Kondisi itu terjadi lantaran sumur gas dalam negeri diperkirakan akan mengalami penurunan produksi alami. Pertamina perlu melakukan impor LNG dan membangun infrastruktur gas dan regasifikasi. “Jadi, dasar inilah yang kami gunakan memetakan bisnis LNG nasional dan Pertamina ke depan,” ujar Nicke. 

Sebagai informasi, Kementerian ESDM merilis neraca gas bumi Indonesia 2018-2027 pada 1 Oktober 2018. Dengan menggunakan skenario pertama, neraca gas bumi nasional pada 2018 sampai 2027 selalu mengalami surplus. Asumsinya, kebutuhan gas dihitung berdasarkan pemanfaatan gas bumi dan tidak diperpanjangnya kontrak-kontrak ekspor jangka panjang.

Sedangkan pada skenario kedua, Indonesia mengalami surplus gas pada 2018 hingga 2024. Namun, mengalami defisit pada 2025 sampai 2027 dampak dari  asumsi kebutuhan gas sektor listrik sesuai rencana usaha penyediaan listrik (RUPTL) 2018-2027. 

Penyebab defisit lainnya adalah penambahan industri retail sebesar 5,5%, pelaksanaan proyek kilang serta pembangunan pabrik petrokimia  dan pupuk sesuai jadwal. Defisit gas pada 2025 diperkirakan mencapai 206,5 juta standar kaki kubik per hari (MMSCFD), seperti terlihat pada Databoks di bawah ini.

Pada skenario ketiga, neraca gas bumi Indonesia juga akan mengalami defisit sejak 2025 hingga 2027. Pada 2025, defisit neraca gas sebesar 1.072 MMSCFD dan akan meningkat menjadi 1.572,43 MMSCFD pada 2026. Angkanya defisitnya kemudian turun pada 2027 menjadi 1.374,95 MMSCFD. 

Skenario dua dan tiga belum memperhitungkan produksi gas dari Blok Masela dan East Natuna.

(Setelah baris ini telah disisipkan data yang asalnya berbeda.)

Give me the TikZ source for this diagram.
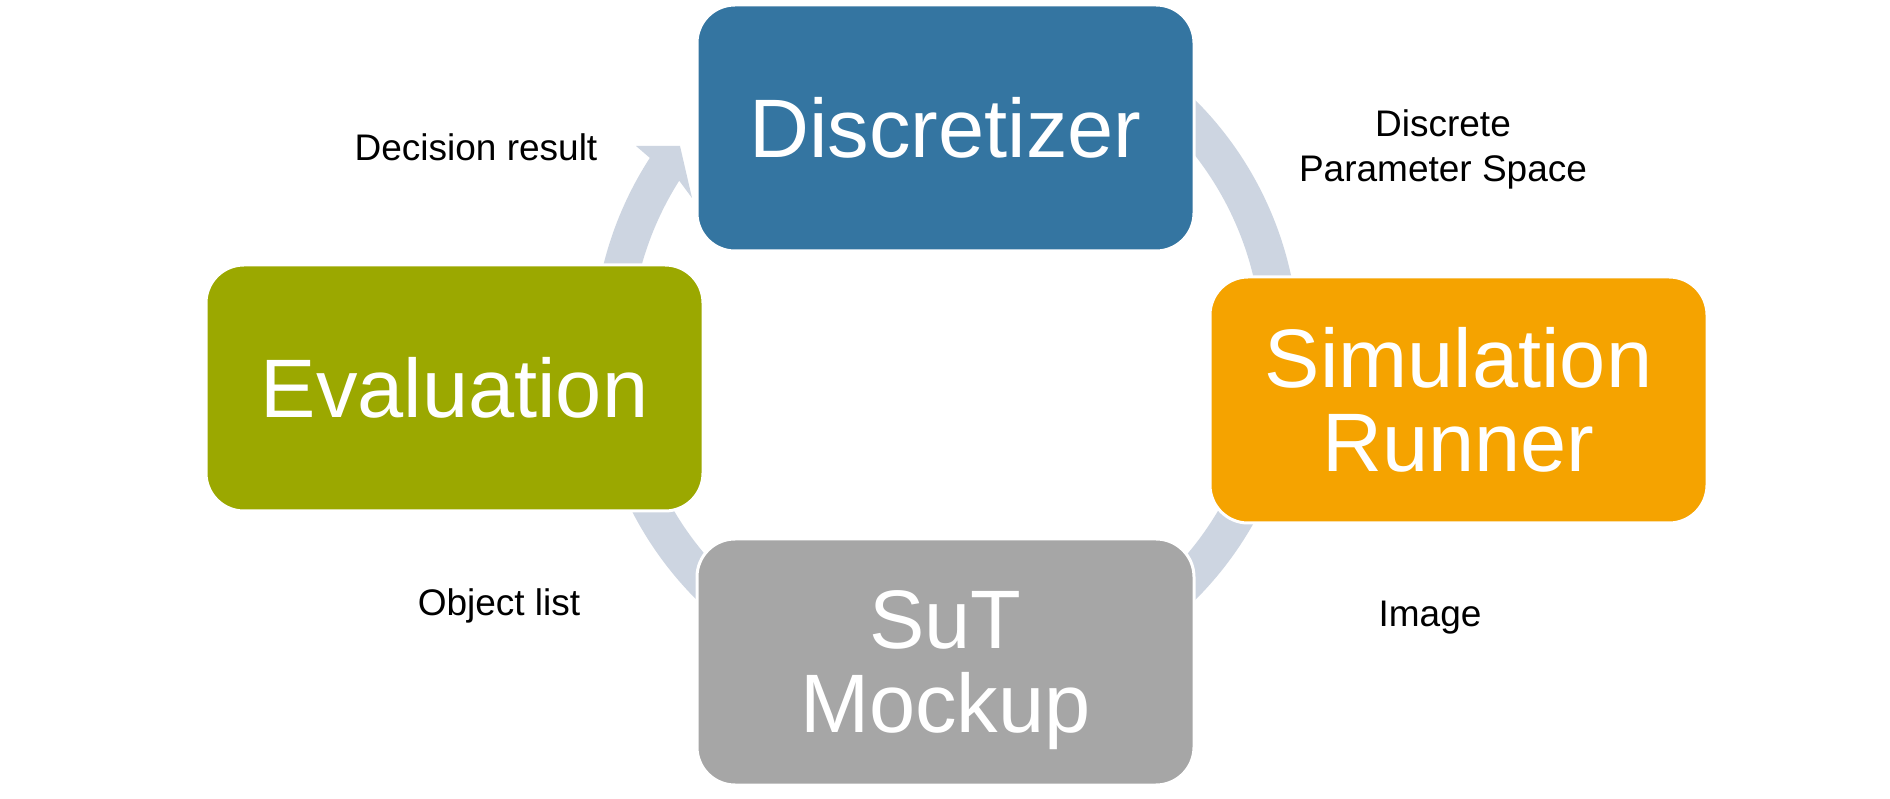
\documentclass[tikz,border=0pt]{standalone}
\usepackage{fontspec}
\setmainfont{Liberation Sans}
\definecolor{ringcol}{RGB}{205,213,225}
\definecolor{cblue}{RGB}{52,117,161}
\definecolor{colive}{RGB}{155,168,0}
\definecolor{corange}{RGB}{245,163,0}
\definecolor{cgray}{RGB}{166,166,166}
\begin{document}
\begin{tikzpicture}[x=0.5pt,y=0.5pt,
  box/.style={rectangle, rounded corners=19pt, minimum width=248.5pt, minimum height=123pt,
    inner sep=0pt, draw=white, line width=1.5pt, text=white, align=center,
    font=\fontsize{41.5}{42}\selectfont},
  lbl/.style={text=black, align=center, inner sep=0pt, font=\fontsize{18.5}{22.5}\selectfont},
  ringarc/.style={draw=ringcol, line width=18.5pt}]
\useasboundingbox (0,0) rectangle (1890,798);
\fill[white] (0,0) rectangle (1890,798);
\begin{scope}[shift={(946,448)}]
  \draw[ringarc] (50:334.5) arc[start angle=50, end angle=-10, radius=334.5];
  \draw[ringarc] (-15:334.5) arc[start angle=-15, end angle=-60, radius=334.5];
  \draw[ringarc] (-120:334.5) arc[start angle=-120, end angle=-170, radius=334.5];
  \fill[ringcol] (180:353) arc[start angle=180, end angle=147.03, radius=353]
    -- (-310,204) -- (-266,204) -- (-254,152)
    -- (147.6:316) arc[start angle=147.6, end angle=180, radius=316] -- cycle;
\end{scope}
\node[box, fill=cblue] (disc) at (945.5,670) {Discretizer};
\node[box, fill=colive] (eval) at (454.5,410) {Evaluation};
\node[box, fill=corange] (sim) at (1458.5,398) {Simulation\\Runner};
\node[box, fill=cgray, text depth=0pt] (sut) at (945.5,136) {SuT\\Mockup};
\node[lbl, anchor=base] (ldec) at (476,637) {Decision result};
\node[lbl, anchor=north] (ldisc) at (1443,688.5) {Discrete\\Parameter Space};
\node[lbl, anchor=base] (lobj) at (499,182) {Object list};
\node[lbl, anchor=base] (limg) at (1430,171) {Image};
\end{tikzpicture}
\end{document}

Kedua blok ini diperkirakan baru berproduksi pada 2027.

Alasan Pertamina Pilih LNG Mozambik

Nicke mengatakan terpilihnya Mozambik menjadi pemasok gas bumi pada 2025 mendatang karena harganya lebih kompetitif untuk jangka panjang. Di samping itu, ada fleksibilitas dalam kontrak, termasuk waktu pengiriman dan volumenya.

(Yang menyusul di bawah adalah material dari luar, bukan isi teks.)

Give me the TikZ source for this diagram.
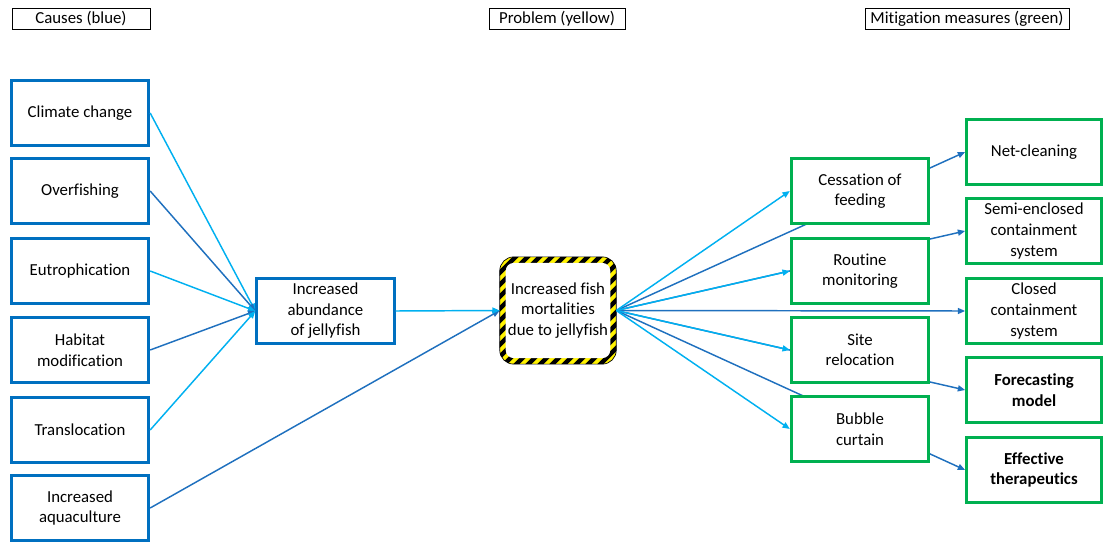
\documentclass[tikz,border=0pt]{standalone}
\usepackage{fontspec}
\setmainfont{Carlito}[Ligatures=NoCommon]
\usetikzlibrary{arrows.meta}
\definecolor{causeblue}{HTML}{0070C0}
\definecolor{lightarrow}{HTML}{00B0F0}
\definecolor{darkarrow}{HTML}{1F70BE}
\definecolor{measuregreen}{HTML}{00B050}
\definecolor{hazyellow}{HTML}{FFF200}
\pgfdeclarelayer{bg}
\pgfsetlayers{bg,main}
\tikzstyle{cause}=[draw=causeblue, line width=2.25pt, fill=white, minimum width=103pt, minimum height=49pt, align=center, inner sep=1pt]
\tikzstyle{measure}=[cause, draw=measuregreen]
\tikzstyle{remedy}=[measure, minimum width=101pt]
\tikzstyle{header}=[draw, line width=0.6pt, minimum height=16pt, inner sep=0pt]
\tikzstyle{edge}=[line width=1.1pt, -{Triangle[length=5.5pt,width=4.5pt]}]

\begin{document}
\begin{tikzpicture}[x=0.75pt, y=-0.75pt, font=\fontsize{12.6}{15.4}\selectfont]
    \useasboundingbox (0,0) rectangle (1103,542);

    \node[header, minimum width=103.5pt] (hcause) at (81,19) {Causes (blue)};
    \node[header, minimum width=102pt] (hprob) at (557,19) {Problem (yellow)};
    \node[header, minimum width=153pt] (hmit) at (967,19) {Mitigation measures (green)};

    \foreach \y/\name/\txt in {
                            113/clim/{Climate change},
                            191/overf/Overfishing,
                            271/eutro/Eutrophication,
                            350/habit/{Habitat\\modification},
                            430/transl/Translocation,
                            508/aqua/{Increased\\aquaculture}}
        \node[cause] (\name) at (80,\y) {\txt};

    \node[cause] (abund) at (325.5,311) {Increased\\abundance\\of jellyfish};
    \node[minimum width=87pt, minimum height=80pt, align=center, inner sep=0pt] (prob) at (558,310.5) {Increased fish\\mortalities\\due to jellyfish};

    \foreach \y/\name/\txt in {
                            191/cess/{Cessation of\\feeding},
                            271/routine/{Routine\\monitoring},
                            350/site/{Site\\relocation},
                            429/bubble/{Bubble\\curtain}}
        \node[measure] (\name) at (860,\y) {\txt};

    \foreach \y/\name/\txt in {
                            152/net/Net-cleaning,
                            231/semi/{Semi-enclosed\\containment\\system},
                            311/closed/{Closed\\containment\\system}}
        \node[remedy] (\name) at (1034,\y) {\txt};
    \node[remedy, font=\fontsize{12.6}{15.4}\selectfont\bfseries] (forecast) at (1034,390) {Forecasting\\model};
    \node[remedy, font=\fontsize{12.6}{15.4}\selectfont\bfseries] (effect) at (1034,470) {Effective\\therapeutics};

    % hazard frame and the long arrows behind the boxes
    \begin{pgfonlayer}{bg}
        \foreach \name in {net,semi,closed,forecast,effect}
            \draw[edge, draw=darkarrow] (prob.east) -- (\name.west);
        \begin{scope}
            \clip[rounded corners=10.5pt] (prob.south west) rectangle (prob.north east);
            \fill[hazyellow] (prob.south west) rectangle (prob.north east);
            \foreach \s in {-14,...,14}
                \draw[line width=3.2pt] ([xshift=\s*9pt]prob.center) ++(-70pt,-70pt) -- ++(140pt,140pt);
        \end{scope}
        \draw[line width=0.5pt, rounded corners=10.5pt] (prob.south west) rectangle (prob.north east);
        \fill[white, rounded corners=6pt] ([shift={(4.5pt,4.5pt)}]prob.south west) rectangle ([shift={(-4.5pt,-4.5pt)}]prob.north east);
    \end{pgfonlayer}

    % Connect causes and measures
    \foreach \name/\col in {clim/lightarrow, overf/darkarrow, eutro/lightarrow, habit/darkarrow, transl/lightarrow}
        \draw[edge, draw=\col] (\name.east) -- (abund.west);
    \draw[edge, draw=darkarrow] (aqua.east) -- (prob.west);
    \draw[edge, draw=lightarrow] (abund.east) -- (prob.west);
    \foreach \name in {cess,routine,site,bubble}
        \draw[edge, draw=lightarrow] (prob.east) -- (\name.west);

\end{tikzpicture}
\end{document}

Sumber gas bumi dari Mozambik yang besar memberikan kepastian pasokan di masa depan dalam kontrak. Peluang kerja sama ini juga, menurut dia, akan memberikan nilai tambah seperti investasi kapal hingga hak partisipasi di hulu atau infrastruktur.

Sebelumnya, Pertamina, terancam menghadapi gugatan dari perusahaan asal Amerika, Anadarko Petroleum Corporation. Anadarko dikabarkan menagih Pertamina membayar kerugian akibat pembatalan perjanjian jual beli gas alam cair liquefied natural gas (LNG) pada Februari 2019.

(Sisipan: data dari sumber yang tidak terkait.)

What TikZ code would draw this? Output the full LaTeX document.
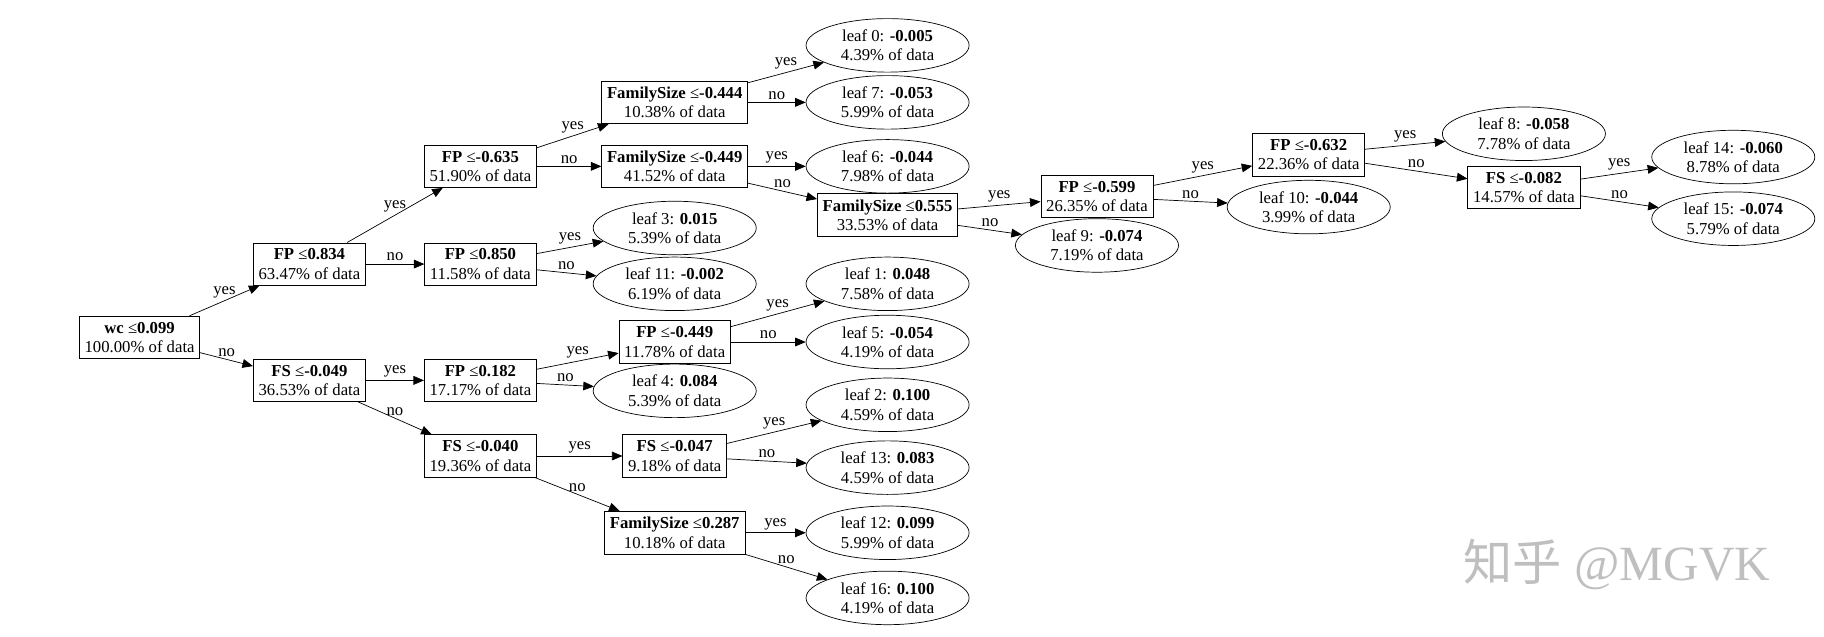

Namun, berdasarkan sumber Katadata.co.id, sebenarnya ancaman itu datang dari Kementerian Sumber Daya Mineral dan Energi Mozambik. Pada akhir 2019, kementerian ini mengirimkan surat ke Kementerian Energi dan Sumber Daya Mineral Indonesia. “Mereka melaporkan Pertamina yang tidak melanjutkan pembelian LNG tersebut,” kata sumber itu.

Apabila tidak kunjung dieksekusi, tuntutan kerugiannya dapat mencapai US$ 2,8 miliar atau hampir Rp 40 triliun. Dewan komisaris Pertamina di bawah pimpinan Ahok lalu mengetahui hal tersebut dan langsung meminta adanya evaluasi tentang impor LNG.